Chapter 9: Performance, Cost, and Sustainability Engineering
Synopsis
Performance, cost, and sustainability engineering have emerged as critical dimensions of modern technology and infrastructure management. As organizations scale digital systems to meet the demands of global users, the balance between responsiveness, economic efficiency, and environmental responsibility becomes increasingly complex.
Traditional performance engineering focused primarily on throughput, latency, and system reliability. While these remain important, the conversation today has expanded to include cost optimization in cloud-driven environments and sustainability goals driven by regulatory, societal, and ethical pressures. Enterprises must now design systems that not only deliver optimal performance but also achieve financial efficiency and minimize their ecological footprint. This triad, performance, cost, and sustainability, defines the new frontier of engineering excellence in cloud-native and AI-driven ecosystems.
Performance engineering remains at the heart of digital operations. The user experience of any application is shaped by metrics such as latency, response time, scalability, and fault tolerance. In cloud-native architectures, performance cannot be measured only at the application layer but must also account for infrastructure elasticity, container orchestration efficiency, and workload placement strategies. Modern engineering relies heavily on observability, tracing, and benchmarking to identify bottlenecks and optimize resource utilization. Performance also encompasses resiliency and predictability under varying workloads, ensuring that systems can handle peak demand without degradation. For AI and data-intensive applications, performance engineering extends to model inference latency, training throughput, and GPU/TPU scheduling. Thus, performance engineering today is not merely about speed but about sustaining consistent service quality under dynamic and distributed conditions.
Throughput/latency tuning for CPU/GPU/NPU inference paths
Throughput and latency are critical metrics for optimizing inference across CPU, GPU, and NPU paths. CPUs excel in predictable, low-latency scenarios but are limited in throughput, making them suitable for smaller models and real-time decisions. GPUs, with massive parallelism, deliver high throughput by handling large batches of requests, though latency may rise if batch sizes are too large. Techniques like mixed-precision computation, kernel fusion, and efficient memory transfer are key to GPU tuning. NPUs, designed specifically for AI workloads, achieve superior performance-per-watt by optimizing neural network operations with quantization and hardware-level acceleration. They balance high throughput with low energy consumption, especially for edge inference. Effective tuning involves selecting the right hardware for workload characteristics, adjusting batch sizes, and applying quantization or compression methods. In heterogeneous environments, adaptive scheduling ensures workloads are routed to the optimal processor, achieving a balance between speed, cost, and efficiency.

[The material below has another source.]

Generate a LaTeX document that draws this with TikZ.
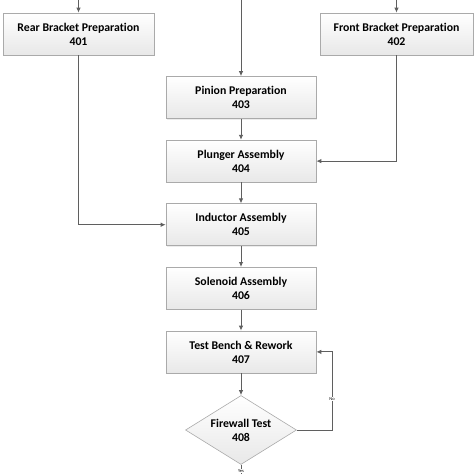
\documentclass[tikz,border=0pt]{standalone}
\usepackage{fontspec}
\setmainfont{Carlito}[Ligatures={NoCommon}]
\usetikzlibrary{positioning,shapes.geometric,arrows.meta,shadows}
\definecolor{lineclr}{RGB}{95,95,95}
\definecolor{boxclr}{RGB}{170,170,170}
\definecolor{fillclr}{RGB}{232,232,232}
\tikzset{ %
  ,>={Latex[length=5pt,width=4.5pt]}
  ,every node/.style={font=\bfseries\fontsize{11.8}{14}\selectfont, align=center}
  ,procbox/.style={draw=boxclr, line width=0.6pt, rectangle, inner sep=2pt, minimum width=151pt, minimum height=42pt, node distance=21pt, top color=white, bottom color=fillclr, drop shadow={opacity=0.15, shadow xshift=1pt, shadow yshift=-1pt}}
  ,decision/.style={draw=boxclr, line width=0.6pt, diamond, aspect=1.6, inner sep=0, minimum width=111pt, minimum height=69pt, node distance=22pt, top color=white, bottom color=fillclr}
  ,flow/.style={->, draw=lineclr, line width=0.9pt}
  ,tag/.style={font=\fontsize{4.5}{5}\selectfont, fill=white, inner sep=0.5pt}
}
\begin{document}
\begin{tikzpicture}[x=1pt, y=-1pt]
  \useasboundingbox (0,0) rectangle (474,474);
  \node[procbox] (rear) at (78.5,34) {Rear Bracket Preparation\\401};
  \node[procbox, minimum width=153pt] (front) at (396.5,34) {Front Bracket Preparation\\402};
  \node[procbox, minimum width=150pt] (pinion) at (241,97.5) {Pinion Preparation\\403};
  \node[procbox, minimum width=150pt, below=of pinion] (plunger) {Plunger Assembly\\404};
  \node[procbox, minimum width=150pt, below=of plunger] (inductor) {Inductor Assembly\\405};
  \node[procbox, minimum width=150pt, below=of inductor] (solenoid) {Solenoid Assembly\\406};
  \node[procbox, minimum width=150pt, below=of solenoid] (testbench) {Test Bench \& Rework\\407};
  \node[decision, below=of testbench] (firewall) {Firewall Test\\408};
  % free ends
  \coordinate (inrear) at (78.5,0);
  \coordinate (infront) at (396.5,0);
  \coordinate (inpinion) at (241,0);
  \coordinate (noturn) at (332,0 |- firewall.east);
  \coordinate (yesend) at (241,474);
  \draw[flow] (inrear) -- (rear);
  \draw[flow] (infront) -- (front);
  \draw[flow] (inpinion) -- (pinion);
  \draw[flow] (pinion) -- (plunger);
  \draw[flow] (plunger) -- (inductor);
  \draw[flow] (inductor) -- (solenoid);
  \draw[flow] (solenoid) -- (testbench);
  \draw[flow] (testbench) -- (firewall);
  \draw[flow] (rear.south) |- (inductor.west);
  \draw[flow] (front.south) |- (plunger.east);
  \draw[flow] (firewall.east) -- (noturn) |- node[tag, pos=0.2] {No} (testbench.east);
  \draw[draw=lineclr, line width=0.9pt] (firewall.south) -- node[tag, pos=0.7] {Yes} (yesend);
\end{tikzpicture}
\end{document}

1. Balancing Throughput and Latency in Inference
Inference workloads must carefully balance throughput, the number of requests processed per second, and latency, the response time for individual queries. While batching requests improves throughput by maximizing hardware utilization, it often increases latency for real-time applications. Conversely, optimizing for ultra-low latency may reduce overall throughput by underutilizing computational capacity. Achieving this balance requires workload-aware tuning, where system parameters are adjusted based on use case priorities. For instance, recommendation engines may tolerate slightly higher latency in exchange for high throughput, while conversational AI demands sub-100ms response times. Thus, throughput/latency trade-offs define performance strategies for CPU, GPU, and NPU inference paths.
2. CPU Inference Path Optimization
CPUs remain widely used for inference due to their flexibility and availability, especially for low-scale or latency-sensitive workloads. Tuning CPU inference involves optimizing thread parallelism, vectorization, and memory locality. Frameworks like ONNX Runtime and Intel OpenVINO provide tools for leveraging SIMD instructions and multicore scheduling. Reducing context switching, pinning threads to cores, and aligning memory with cache hierarchies further improve latency. CPUs offer predictable response times, but limited throughput compared to GPUs or NPUs. They are best suited for smaller models, real-time decision systems, or environments where specialized accelerators are unavailable. Careful tuning ensures CPUs deliver consistent, low-latency inference within cost-efficient boundaries.